12 Jan Patterns for Pleating Project 101
Posted at 13:52h in Fashion Industry, Pattern Making Instructions, Self-draft 0 Comments
In this post, I’ll cover the detail of drafting the patterns you’ll need for this permanent pleating project, then follow with the essential pre-pleating preparation in the next post. Have a look at Prep for Permanent Pleating 101 if you’d like some background to this permanent pleating post series.
Pattern Making – Circle Patterns
- The calculation for circle patterns is the same; no matter if your pattern is for a skirt or a collar or a trim for a mardi-gras float.
- Decide if you’d prefer a half or full circle skirt for your pleating project. The calculations for both are included in the above diagram.
- The Half-Circle Skirt calculation is: waist + ease / 3.14. This is the measurement you use from the corner of your pattern (the left side right angle) to mark the circle of the waist curve (green in the diagram).
- When you measure along that waist curve, it should equal half of your final waist measurement for the skirt.
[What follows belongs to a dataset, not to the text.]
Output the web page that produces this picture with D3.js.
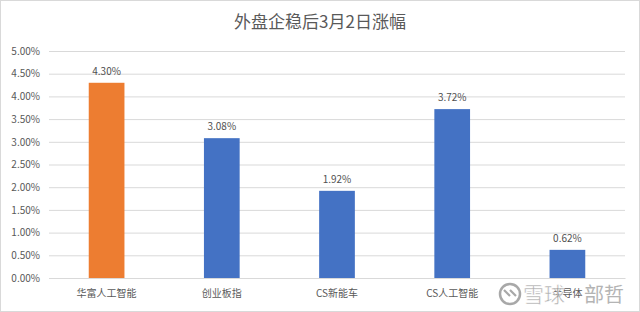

Add your skirt length beyond the waist curve (outer green curve).
- The Full-Circle Skirt calculation is: waist + ease / 6.28. This is the measurement you use from the corner of your pattern (the left side right angle) to mark the circle of the waist curve (red in the diagram).
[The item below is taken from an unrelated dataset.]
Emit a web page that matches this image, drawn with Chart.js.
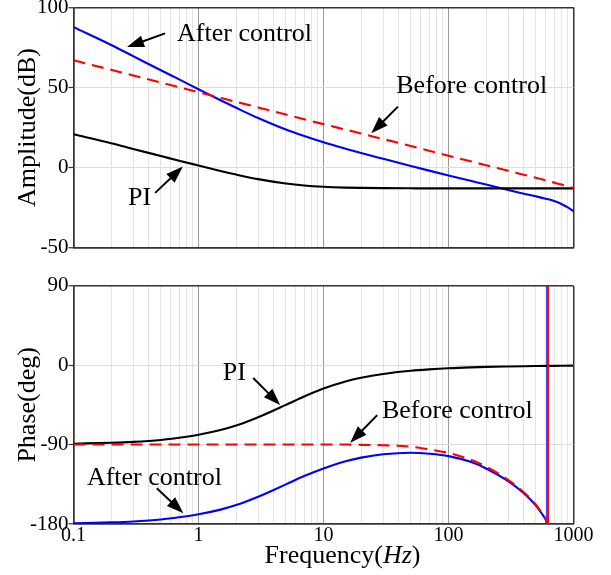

- When you measure along that waist curve, it should equal a quarter of your final waist measurement for the skirt.
- If you are cutting on the fold, the cutting instructions for the half circle pattern is ‘Cut 1 to fold’ and for the full circle it’s ‘Cut 2 to fold’.
- If you are cutting single lay cloth then follow the instructions in the diagram below.
Pre-pleating Preparation – Sun-ray Circle
For all circle skirts, you’ll need to hang the cut piece for a minimum of two days to allow the fabric to drop through the bias parts of the garment. You can level your half circle skirt on the stand or on the table. If this whole idea is new to you, I’ll be covering this information in the next post in the series; ‘Cut, Hang and Hem before Pleating‘.
Pattern Making – Rectangle Pattern
- Mushroom pleating, unlike your regular knife pleats, requires only 2-2 ½ times you hip measurement + ease in fabric.
- I prefer to Mushroom Pleat two full widths of fabric (150cm X skirt length plus turnings), seamed together and hemmed. When the fabric comes back from the pleaters I then assess how much fabric I would like around my backside. Too little fabric will push the pleats to open up slightly and that effect will visually adds inches to your hip area. Too much fabric will bag around your hips and be equally unattractive. As a guide, the skirt featured in the photograph is about 20cm over twice hip plus ease.
- For a Knife Pleated Skirt, you’ll need three times your final hip measurement to allow for the under pleat being twice the size of the top pleat.
- Your calculation for knife pleats would be; final hip measurement (low hip +4cm/1⅝”) X 3, plus seam allowances.
Pre-pleating Preparation – Mushroom Rectangle
Sew only one of the skirt side seams and hem in preparation for pleating. More detail will be available in the next post in this series: ‘Cut, Hang and Hem before Pleating’.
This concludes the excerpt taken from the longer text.